Нисколько не медля, Горева включилась в сумасшедшую, нервную уличную боевую жизнь. С батальоном можно было связаться по телефону, но что делалось в ротах, того не знали и батальоны. Раненые же, несмотря на сильный минный огонь и жестокий артиллерийский обстрел из-за Дуная, поступали в медсанбат и на полковой пункт медицинской помощи небольшими партиями.
Она догадывалась, что это значит. Взяв с собой санинструктора Фросю Шаповаленко, сегодня уже побывавшую во всех подразделениях, Александра Ивановна отправилась в батальон, дравшийся не далее как в полукилометре.
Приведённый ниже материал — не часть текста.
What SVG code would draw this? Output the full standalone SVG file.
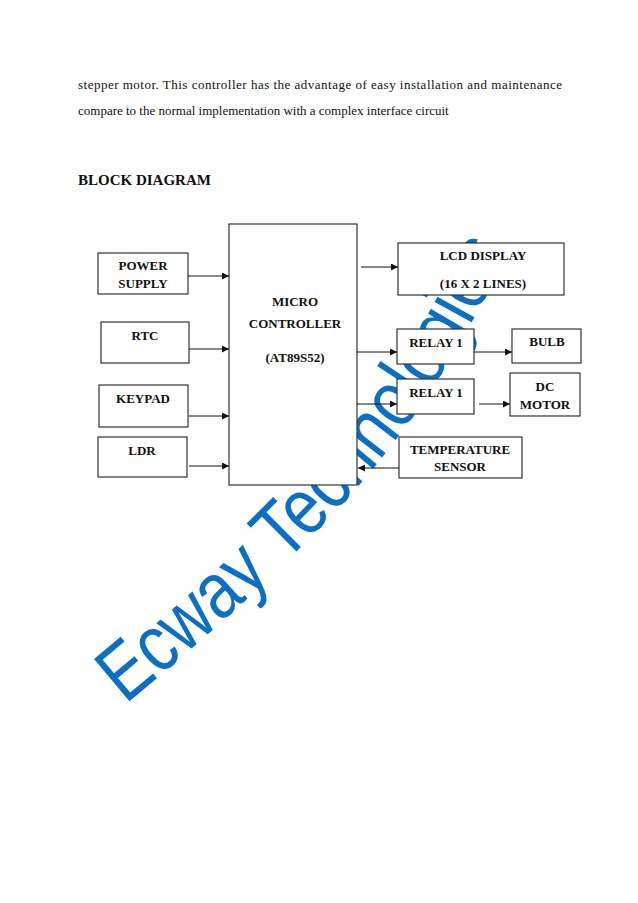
<svg xmlns="http://www.w3.org/2000/svg" width="638" height="903" viewBox="0 0 638 903">
<defs>
<style>
.b{fill:#fff;stroke:#333;stroke-width:1.2}
.t{font-family:"Liberation Serif",serif;font-weight:bold;font-size:13px;fill:#111;text-anchor:middle}
.p{font-family:"Liberation Serif",serif;font-size:13px;fill:#111}
.c line{stroke:#111;stroke-width:1;marker-end:url(#a)}
</style>
<marker id="a" viewBox="0 0 8 8" refX="8" refY="4" markerWidth="7" markerHeight="7" orient="auto" markerUnits="userSpaceOnUse"><path d="M0,0L8,4L0,8z" fill="#111"/></marker>
<path id="wm" d="M125 705 Q 300 560 380 460 T 520 225" fill="none"/>
</defs>
<rect width="638" height="903" fill="#fff"/>
<text style="font-family:'Liberation Sans Narrow','Liberation Sans',sans-serif;font-size:80px;fill:#0b6fc4"><textPath href="#wm" textLength="600" lengthAdjust="spacingAndGlyphs">Ecway Technologies</textPath></text>
<text class="p" x="78" y="89" textLength="484" lengthAdjust="spacing">stepper motor. This controller has the advantage of easy installation and maintenance</text>
<text class="p" x="78" y="115">compare to the normal implementation with a complex interface circuit</text>
<text x="78" y="185" style="font-family:'Liberation Serif',serif;font-weight:bold;font-size:15px;fill:#111">BLOCK DIAGRAM</text>
<g id="mc"><rect class="b" x="229" y="224" width="128" height="261"/><text class="t" x="295" y="306">MICRO</text><text class="t" x="295" y="328">CONTROLLER</text><text class="t" x="295" y="362">(AT89S52)</text></g>
<g id="power"><rect class="b" x="98" y="253" width="90" height="41"/><text class="t" x="143" y="270">POWER</text><text class="t" x="143" y="288">SUPPLY</text></g>
<g id="rtc"><rect class="b" x="101" y="322" width="88" height="41"/><text class="t" x="145" y="340">RTC</text></g>
<g id="keypad"><rect class="b" x="99" y="385" width="89" height="42"/><text class="t" x="143" y="403">KEYPAD</text></g>
<g id="ldr"><rect class="b" x="98" y="437" width="89" height="40"/><text class="t" x="142" y="455">LDR</text></g>
<g id="lcd"><rect class="b" x="398" y="243" width="166" height="52"/><text class="t" x="483" y="260">LCD DISPLAY</text><text class="t" x="483" y="288">(16 X 2 LINES)</text></g>
<g id="relay1a"><rect class="b" x="397" y="329" width="77" height="35"/><text class="t" x="436" y="347">RELAY 1</text></g>
<g id="bulb"><rect class="b" x="512" y="329" width="69" height="34"/><text class="t" x="547" y="346">BULB</text></g>
<g id="relay1b"><rect class="b" x="397" y="379" width="77" height="35"/><text class="t" x="436" y="397">RELAY 1</text></g>
<g id="dcmotor"><rect class="b" x="510" y="373" width="70" height="43"/><text class="t" x="545" y="391">DC</text><text class="t" x="545" y="409">MOTOR</text></g>
<g id="temp"><rect class="b" x="399" y="437" width="123" height="41"/><text class="t" x="460" y="454">TEMPERATURE</text><text class="t" x="460" y="471">SENSOR</text></g>
<g class="c">
<line x1="188" y1="276" x2="229" y2="276"/>
<line x1="189" y1="349" x2="229" y2="349"/>
<line x1="189" y1="416" x2="229" y2="416"/>
<line x1="189" y1="466" x2="229" y2="466"/>
<line x1="361" y1="267" x2="398" y2="267"/>
<line x1="357" y1="352" x2="397" y2="352"/>
<line x1="357" y1="404" x2="397" y2="404"/>
<line x1="474" y1="352" x2="512" y2="352"/>
<line x1="479" y1="404" x2="510" y2="404"/>
<line x1="399" y1="468" x2="358" y2="468"/>
</g>
</svg>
Они шли большими дворами с пробитыми стенами и огородами. Перелезали через ограды, перебегали через парки и опять укрывались в домах. Под укрытием сараев, крытых ворот и в магазинах топились кухни, починялись танки. На одном из дворов, на тюфяках, разостланных прямо по асфальту, лежали тяжело раненные. Ждали транспорта, но пока что подъехать сюда было невозможно. Узенький переулочек забросали крупными вещами, чтобы огородить ход сообщения для санитаров. Люди шагали из квартиры в квартиру с носилками, руководствуясь указаниями, сделанными углем на стенах, выходили на лестничные площадки, спускались в подвалы, переходили дворы, опять и опять углублялись в чрева домов.
Скоро Горева со своей спутницей очутились в расположении батальона.
— Вы не с фронта, Александра Ивановна? — доверительно спросила санинструктор Фрося.